No Brasil, o movimento veio pouco depois, mas não tanto pela linha "camping", mas sim pela "bar". Até meados de 2020, as buscas pela marca no Google no país eram praticamente inexistentes. Começaram a subir e subir até disparar em dezembro do ano passado. O faturamento da PMI na América Latina cresceu 700% desde 2018.

Aí, o copo já tinha virado objeto de desejo e de discussão. Foi presente de Natal e é um meme constante. Afinal de contas, o copo mais barato à venda no site oficial custa R$ 149. Com esse valor é possível comprar uma caixa térmica simples de 20 litros, um saco de gelo e 12 latas de cerveja vendida como premium no supermercado. Se pegar uma promoção ainda sobra para o amendoim.

Meme Stanley - Reprodução - Reprodução
Imagem: Reprodução

Preço caro, alta popularidade e demanda nas alturas são a combinação redondinha para a pirataria se alastrar. A Stanley já sentiu isso e informa, alarmada, em seu site oficial: "E aí, legião, tudo bem? Chegou ao nosso conhecimento a existência de inúmeros produtos falsificados no mercado e sites enganosos se utilizando da marca Stanley com o objetivo de aplicar golpes em nossos consumidores." A marca lista algumas dicas para quem realmente quer evitar comprar copos piratas.

Modinha grega

Que fim levaram os "cogumelos térmicos" dos gregos? No século seguinte, por volta de 480 a.C., já não havia mais nenhum psykter em uso. Provavelmente, como havia outras maneiras, um tanto mais práticas, de resfriar o vinho, ele foi posto de lado. De repente, não tinha mais tanta graça.

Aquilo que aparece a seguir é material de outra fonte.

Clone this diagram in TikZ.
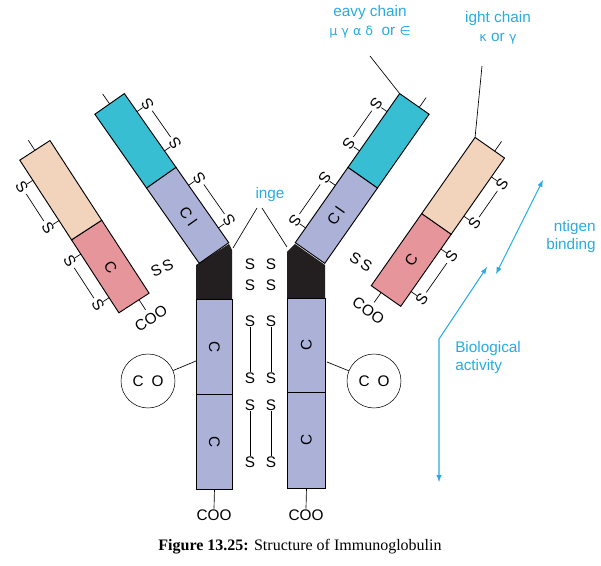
\documentclass[tikz,border=0pt]{standalone}
\usepackage{fontspec}
\setmainfont{Liberation Sans}
\newfontfamily\capfont{Liberation Serif}
\newfontfamily\symfont{DejaVu Sans}
\definecolor{igteal}{RGB}{56,190,210}
\definecolor{igblue}{RGB}{172,178,215}
\definecolor{igpeach}{RGB}{242,211,188}
\definecolor{igpink}{RGB}{230,150,155}
\definecolor{igblack}{RGB}{35,31,32}
\definecolor{igcyan}{RGB}{41,171,226}
\begin{document}
\begin{tikzpicture}[x=0.75pt,y=-0.75pt,
  seg/.style={draw, line width=0.7pt},
  lbl/.style={font=\fontsize{11.5}{13}\selectfont, inner sep=0.5pt},
  note/.style={font=\fontsize{11.5}{13.5}\selectfont, text=igcyan, align=center, inner sep=0pt},
  thin/.style={line width=0.5pt},
  bio/.style={igcyan, line width=0.8pt, <->, >=latex}]
\useasboundingbox (0,0) rectangle (601,566);

% stems
\fill[igblack] (196,265) -- (229,244) -- (232,250) -- (232,299) -- (196,299) -- cycle;
\fill[igblack] (325,265) -- (295,244) -- (287,252) -- (287,298) -- (325,298) -- cycle;
\node[seg, fill=igblue, minimum width=36*0.75pt, minimum height=95*0.75pt, anchor=north west, inner sep=0] (lc2) at (196,299) {};
\node[seg, fill=igblue, minimum width=36*0.75pt, minimum height=95*0.75pt, anchor=north west, inner sep=0] (lc3) at (196,394) {};
\node[seg, fill=igblue, minimum width=38*0.75pt, minimum height=94*0.75pt, anchor=north west, inner sep=0] (rc2) at (287,298) {};
\node[seg, fill=igblue, minimum width=38*0.75pt, minimum height=96*0.75pt, anchor=north west, inner sep=0] (rc3) at (287,392) {};
\node[lbl, rotate=-90] at (lc2) {C};
\node[lbl, rotate=-90] at (lc3) {C};
\node[lbl, rotate=90] at (rc2) {C};
\node[lbl, rotate=90] at (rc3) {C};
\node[lbl] (lcoo) at (214,515) {COO};
\node[lbl] (rcoo) at (306,515) {COO};
\draw[thin] (lc3.south) -- (lcoo.north);
\draw[thin] (rc3.south) -- (rcoo.north);

% left heavy arm
\begin{scope}[shift={(214,253)}, rotate=35]
  \draw[seg, fill=igblue] (-18,0) rectangle (18,-92);
  \draw[seg, fill=igteal] (-18,-92) rectangle (18,-182);
  \node[lbl, transform shape, rotate=-90] at (0,-45) {C l};
  \draw[thin] (0,-182) -- (0,-194);
  \foreach \a/\b in {-18/-70,-112/-160} {
    \node[lbl, transform shape, rotate=90] (s\a) at (31,\a) {S};
    \node[lbl, transform shape, rotate=90] (t\b) at (31,\b) {S};
    \draw[thin] (18,\a) -- (25,\a) (18,\b) -- (25,\b);
    \draw[thin] (31,\a-8) -- (31,\b+8);
  }
\end{scope}

% right heavy arm
\begin{scope}[shift={(310,253)}, rotate=-35]
  \draw[seg, fill=igblue] (-18,0) rectangle (18,-92);
  \draw[seg, fill=igteal] (-18,-92) rectangle (18,-182);
  \coordinate (htip) at (-18,-182);
  \node[lbl, transform shape, rotate=90] at (0,-45) {C l};
  \draw[thin] (6,-182) -- (6,-194);
  \foreach \a/\b in {-18/-70,-112/-160} {
    \node[lbl, transform shape, rotate=-90] (s\a) at (-31,\a) {S};
    \node[lbl, transform shape, rotate=-90] (t\b) at (-31,\b) {S};
    \draw[thin] (-18,\a) -- (-25,\a) (-18,\b) -- (-25,\b);
    \draw[thin] (-31,\a-8) -- (-31,\b+8);
  }
\end{scope}

% left light chain
\begin{scope}[shift={(134,303)}, rotate=33]
  \draw[seg, fill=igpink] (-18,0) rectangle (18,-87);
  \draw[seg, fill=igpeach] (-18,-87) rectangle (18,-182);
  \node[lbl, transform shape, rotate=-90] at (0,-43) {C};
  \draw[thin] (0,-182) -- (0,-194);
  \draw[thin] (6,0) -- (6,12);
  \node[lbl, transform shape] at (6,22) {COO};
  \foreach \a/\b in {-18/-70,-110/-158} {
    \node[lbl, transform shape, rotate=-90] (s\a) at (-31,\a) {S};
    \node[lbl, transform shape, rotate=-90] (t\b) at (-31,\b) {S};
    \draw[thin] (-18,\a) -- (-25,\a) (-18,\b) -- (-25,\b);
    \draw[thin] (-31,\a-8) -- (-31,\b+8);
  }
\end{scope}

% right light chain
\begin{scope}[shift={(386,296)}, rotate=-35]
  \draw[seg, fill=igpink] (-18,0) rectangle (18,-88);
  \draw[seg, fill=igpeach] (-18,-88) rectangle (18,-181);
  \coordinate (ltip) at (-18,-181);
  \node[lbl, transform shape, rotate=90] at (0,-44) {C};
  \draw[thin] (6,-181) -- (6,-193);
  \draw[thin] (-6,0) -- (-6,12);
  \node[lbl, transform shape] at (-6,22) {COO};
  \foreach \a/\b in {-18/-70,-110/-158} {
    \node[lbl, transform shape, rotate=90] (s\a) at (31,\a) {S};
    \node[lbl, transform shape, rotate=90] (t\b) at (31,\b) {S};
    \draw[thin] (18,\a) -- (25,\a) (18,\b) -- (25,\b);
    \draw[thin] (31,\a-8) -- (31,\b+8);
  }
\end{scope}

\node[lbl, rotate=25] (lss) at (162,268) {S\,S};
\node[lbl, rotate=-30] (rss) at (361,262) {S\,S};

% hinge bonds
\foreach \x/\n in {250/a,271/b} {
  \node[lbl] (\n1) at (\x,264) {S};
  \node[lbl] (\n2) at (\x,285) {S};
  \node[lbl] (\n3) at (\x,321) {S};
  \node[lbl] (\n4) at (\x,378) {S};
  \node[lbl] (\n5) at (\x,405) {S};
  \node[lbl] (\n6) at (\x,462) {S};
  \draw[thin] (\n3) -- (\n4);
  \draw[thin] (\n5) -- (\n6);
}
\node[note] (hinge) at (270,195) {inge};
\coordinate (hl) at (233,248);
\coordinate (hr) at (287,247);
\draw[thin] (hl) -- (257,208) (262,208) -- (hr);

% CHO circles
\node[lbl, draw, circle, minimum size=54*0.75pt] (lcho) at (148,381) {C\hspace{6pt}O};
\node[lbl, draw, circle, minimum size=54*0.75pt] (rcho) at (374,381) {C\hspace{6pt}O};
\draw[thin] (lcho) -- (196,361);
\draw[thin] (rcho) -- (327,362);

% labels
\node[note] (hvy) at (370,22) {eavy chain\\[1pt]{\symfont\fontsize{9.5}{11}\selectfont μ γ α δ}\ \ or {\symfont\fontsize{9.5}{11}\selectfont ∈}};
\node[note] (lgt) at (498,28) {ight chain\\[1pt]{\symfont\fontsize{9.5}{11}\selectfont κ} or {\symfont\fontsize{9.5}{11}\selectfont γ}};
\draw[thin] (htip) -- (370,56);
\draw[thin] (ltip) -- (482,66);
\node[note, align=right, anchor=east] (ag) at (596,237) {ntigen\\binding};
\node[note, align=left, anchor=west] (ba) at (455,358) {Biological\\activity};
\coordinate (ag1) at (496,274);
\coordinate (ag2) at (543,180);
\draw[bio] (ag1) -- (ag2);
\coordinate (ba1) at (487,267);
\coordinate (ba2) at (439,482);
\draw[bio] (ba1) -- (439,339) -- (ba2);

\node[font=\capfont\fontsize{12}{14}\selectfont] (cap) at (300,547) {\textbf{Figure 13.25:} Structure of Immunoglobulin};
\end{tikzpicture}
\end{document}
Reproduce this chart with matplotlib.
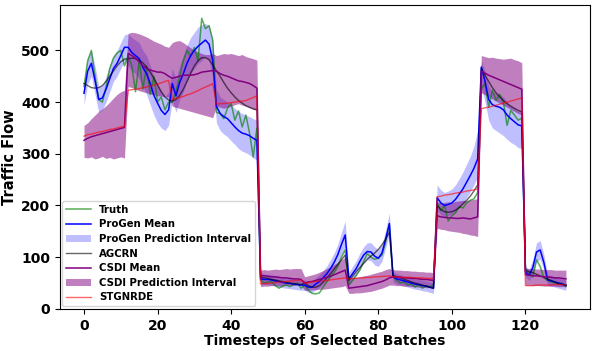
import numpy as np
import matplotlib
matplotlib.use("Agg")
import matplotlib.pyplot as plt

# ── values (12 timesteps per selected batch) ────────────────────────────────
truth = [
    430, 480, 500, 450, 405, 400, 430, 465, 485, 495, 500, 470,
    490, 470, 420, 480, 425, 470, 415, 450, 400, 410, 385, 400,
    400, 420, 450, 480, 500, 488, 506, 480, 562, 542, 548, 520,
    380, 378, 368, 388, 397, 365, 383, 352, 375, 340, 294, 350,
    56, 50, 52, 53, 45, 40, 44, 46, 43, 47, 50, 40,
    46, 36, 30, 29, 31, 42, 52, 62, 70, 82, 100, 114,
    46, 55, 65, 75, 92, 107, 100, 96, 98, 104, 130, 162,
    62, 55, 50, 52, 46, 48, 42, 46, 40, 45, 43, 46,
    205, 190, 200, 170, 180, 186, 198, 195, 205, 210, 213, 225,
    425, 436, 390, 423, 403, 415, 400, 355, 384, 375, 365, 369,
    75, 70, 62, 95, 82, 60, 55, 52, 50, 48, 50, 43,
]

progen_mean = [
    417, 460, 475, 442, 405, 408, 425, 445, 465, 475, 490, 506,
    506, 496, 490, 484, 467, 455, 436, 413, 398, 384, 376, 385,
    436, 412, 438, 455, 475, 490, 500, 508, 514, 520, 512, 480,
    392, 378, 372, 368, 360, 352, 345, 340, 338, 335, 330, 326,
    58, 57, 57, 56, 54, 53, 51, 50, 49, 48, 47, 46,
    46, 42, 42, 48, 53, 60, 68, 78, 90, 105, 125, 143,
    58, 68, 78, 92, 104, 111, 110, 102, 98, 108, 135, 165,
    62, 58, 56, 54, 52, 50, 48, 47, 45, 44, 42, 40,
    215, 205, 200, 202, 205, 212, 222, 232, 245, 258, 272, 290,
    468, 440, 405, 395, 392, 390, 385, 375, 368, 362, 356, 354,
    72, 65, 80, 110, 114, 90, 56, 54, 52, 50, 48, 46,
]

progen_hi = [
    440, 485, 500, 470, 430, 432, 450, 470, 490, 500, 515, 530,
    532, 525, 520, 515, 500, 490, 470, 450, 435, 420, 410, 420,
    465, 445, 470, 490, 510, 525, 535, 545, 550, 552, 548, 520,
    425, 410, 405, 400, 395, 388, 382, 378, 375, 372, 368, 365,
    68, 67, 67, 66, 64, 63, 61, 60, 59, 58, 57, 56,
    56, 52, 53, 60, 66, 74, 83, 95, 108, 125, 148, 170,
    70, 82, 93, 108, 120, 128, 128, 120, 115, 125, 153, 185,
    72, 68, 66, 64, 62, 60, 58, 57, 55, 54, 52, 50,
    240, 230, 225, 228, 232, 240, 252, 265, 280, 295, 315, 345,
    480, 460, 430, 420, 418, 415, 410, 400, 393, 388, 382, 380,
    82, 76, 95, 128, 132, 105, 66, 64, 62, 60, 58, 56,
]

progen_lo = [
    395, 435, 450, 415, 380, 385, 400, 420, 440, 450, 465, 480,
    470, 460, 455, 445, 430, 415, 395, 375, 360, 350, 345, 355,
    405, 380, 405, 420, 440, 455, 465, 475, 480, 488, 480, 448,
    360, 345, 338, 333, 325, 318, 310, 305, 302, 298, 292, 288,
    48, 47, 47, 46, 44, 43, 41, 40, 39, 38, 37, 36,
    36, 32, 32, 37, 41, 47, 54, 62, 73, 86, 104, 120,
    46, 55, 64, 77, 88, 95, 93, 85, 82, 92, 118, 145,
    52, 48, 46, 44, 42, 40, 38, 37, 35, 34, 32, 30,
    192, 182, 178, 180, 183, 188, 196, 205, 215, 227, 240, 255,
    430, 400, 365, 350, 345, 340, 335, 328, 322, 318, 312, 310,
    62, 55, 66, 92, 96, 75, 46, 44, 42, 40, 38, 36,
]

agcrn = [
    436, 432, 428, 427, 428, 432, 440, 450, 460, 470, 478, 483,
    484, 485, 484, 481, 476, 468, 458, 446, 433, 420, 410, 404,
    402, 405, 413, 425, 440, 456, 470, 480, 486, 486, 482, 472,
    460, 450, 438, 427, 418, 410, 403, 398, 393, 390, 387, 385,
    62, 60, 59, 57, 56, 54, 53, 51, 50, 49, 48, 47,
    50, 45, 42, 42, 45, 52, 60, 68, 77, 86, 95, 104,
    55, 63, 72, 80, 88, 96, 102, 108, 115, 124, 135, 148,
    65, 62, 60, 57, 55, 52, 50, 48, 46, 44, 42, 40,
    200, 192, 188, 187, 188, 191, 196, 203, 210, 218, 228, 240,
    465, 452, 440, 428, 418, 410, 403, 397, 392, 388, 384, 381,
    75, 72, 70, 67, 64, 61, 58, 55, 52, 49, 47, 45,
]

csdi_mean = [
    326, 330, 333, 335, 337, 339, 341, 343, 345, 347, 349, 351,
    494, 490, 485, 478, 470, 465, 462, 460, 458, 458, 455, 450,
    446, 448, 450, 452, 452, 452, 453, 455, 458, 459, 460, 461,
    460, 455, 452, 450, 447, 444, 441, 440, 438, 436, 432, 427,
    65, 64, 63, 62, 62, 61, 60, 60, 59, 58, 58, 57,
    50, 52, 53, 55, 57, 59, 61, 63, 66, 69, 72, 75,
    40, 41, 42, 43, 44, 45, 47, 49, 51, 53, 56, 60,
    62, 61, 61, 60, 60, 59, 59, 58, 57, 57, 56, 55,
    180, 178, 177, 176, 176, 175, 175, 176, 175, 174, 176, 178,
    460, 456, 452, 449, 446, 443, 440, 437, 434, 431, 428, 425,
    66, 65, 64, 64, 63, 62, 62, 61, 60, 60, 59, 58,
]

csdi_hi = [
    355, 360, 368, 375, 382, 387, 393, 400, 408, 415, 420, 423,
    533, 535, 534, 532, 529, 526, 522, 518, 515, 512, 508, 506,
    515, 518, 519, 515, 510, 505, 500, 497, 494, 492, 492, 494,
    490, 492, 494, 493, 494, 492, 490, 492, 488, 486, 484, 481,
    75, 76, 75, 76, 77, 76, 77, 78, 77, 78, 78, 78,
    62, 64, 66, 68, 71, 74, 78, 82, 86, 90, 95, 100,
    59, 60, 61, 62, 64, 65, 67, 69, 71, 73, 76, 78,
    76, 75, 75, 74, 74, 73, 73, 72, 72, 71, 71, 70,
    207, 205, 206, 207, 206, 208, 209, 210, 210, 211, 212, 213,
    490, 488, 486, 487, 485, 484, 483, 484, 485, 482, 480, 476,
    79, 78, 78, 77, 77, 76, 76, 76, 75, 75, 75, 75,
]

csdi_lo = [
    293, 292, 294, 290, 292, 295, 291, 293, 290, 292, 294, 292,
    430, 428, 425, 422, 420, 418, 416, 414, 412, 412, 410, 410,
    392, 390, 388, 386, 384, 382, 380, 378, 376, 374, 372, 370,
    392, 390, 388, 390, 392, 395, 397, 394, 392, 389, 386, 384,
    43, 44, 44, 45, 45, 44, 45, 46, 46, 45, 46, 46,
    36, 36, 37, 37, 38, 38, 39, 40, 41, 42, 43, 45,
    30, 30, 31, 31, 32, 33, 34, 36, 38, 40, 43, 46,
    46, 45, 45, 44, 44, 43, 43, 42, 42, 41, 41, 40,
    156, 154, 153, 151, 150, 149, 148, 146, 145, 143, 142, 140,
    418, 414, 410, 406, 402, 398, 394, 390, 386, 382, 378, 375,
    46, 46, 45, 45, 45, 44, 44, 44, 44, 43, 43, 43,
]

stgnrde = [
    334, 337, 338, 340, 342, 343, 345, 347, 348, 350, 352, 353,
    423, 424, 425, 426, 428, 429, 431, 433, 435, 437, 440, 442,
    405, 407, 409, 411, 414, 416, 419, 422, 426, 429, 432, 436,
    396, 397, 397, 398, 399, 400, 401, 402, 403, 406, 409, 412,
    48, 49, 49, 50, 51, 52, 52, 53, 54, 54, 55, 56,
    50, 51, 52, 53, 54, 54, 55, 56, 57, 58, 59, 60,
    58, 59, 59, 60, 60, 61, 61, 62, 62, 63, 63, 64,
    62, 62, 62, 61, 61, 61, 60, 60, 60, 59, 59, 59,
    217, 218, 220, 221, 222, 224, 225, 226, 228, 229, 230, 232,
    387, 389, 390, 392, 394, 396, 398, 400, 402, 404, 406, 408,
    45, 45, 45, 46, 46, 46, 46, 46, 47, 47, 47, 47,
]

t = np.arange(len(truth))

# ── plot ─────────────────────────────────────────────────────────────────────
plt.rcParams["font.weight"] = "bold"
plt.rcParams["axes.labelweight"] = "bold"

fig, ax = plt.subplots(figsize=(5.93, 3.51), dpi=100)
fig.subplots_adjust(left=0.101, right=0.995, top=0.986, bottom=0.12)

ax.plot(t, truth, color="green", alpha=0.65, lw=1.1, label="Truth")
ax.plot(t, progen_mean, color="blue", lw=1.1, label="ProGen Mean")
ax.fill_between(t, progen_lo, progen_hi, color="blue", alpha=0.25, lw=0,
                label="ProGen Prediction Interval")
ax.plot(t, agcrn, color="black", alpha=0.6, lw=1.0, label="AGCRN")
ax.plot(t, csdi_mean, color="purple", lw=1.1, label="CSDI Mean")
ax.fill_between(t, csdi_lo, csdi_hi, color="purple", alpha=0.5, lw=0,
                label="CSDI Prediction Interval")
ax.plot(t, stgnrde, color="red", alpha=0.6, lw=1.0, label="STGNRDE")

ax.set_ylim(0, 588)
ax.set_xticks(range(0, 121, 20))
ax.set_yticks(range(0, 501, 100))
ax.tick_params(labelsize=10)
ax.set_xlabel("Timesteps of Selected Batches", fontsize=10, labelpad=1)
ax.set_ylabel("Traffic Flow", fontsize=10.5, labelpad=3)

ax.legend(loc="lower left", fontsize=7.3, borderaxespad=0.25,
          handlelength=2.4, labelspacing=0.45)

fig.savefig("out.png", dpi=100)
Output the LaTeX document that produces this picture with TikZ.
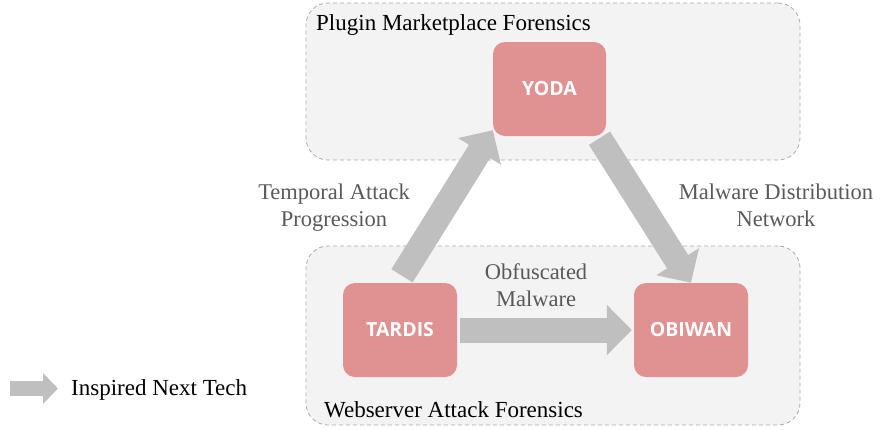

Psykter, a modinha "das antigas" - Sepia Times/Universal Images Gro - Sepia Times/Universal Images Gro
Psykter, a modinha "das antigas"
Imagem: Sepia Times/Universal Images Gro

Os registros de uso de gelo de neve no krater são anteriores e posteriores ao psykter, ou seja, enquanto o krater teve presença mais permanente no cotidiano, o psykter foi uma moda passageira. Uma moda que durou algumas décadas, é verdade, mas ainda assim uma modinha.

Passado o oba-oba que ele poderia causar nos simpósios, boiando e girando com suas belas imagens, as pessoas voltaram ao krater raiz e sem firulas. O importante, no fim das contas, é a bebida gelada. O quanto antes.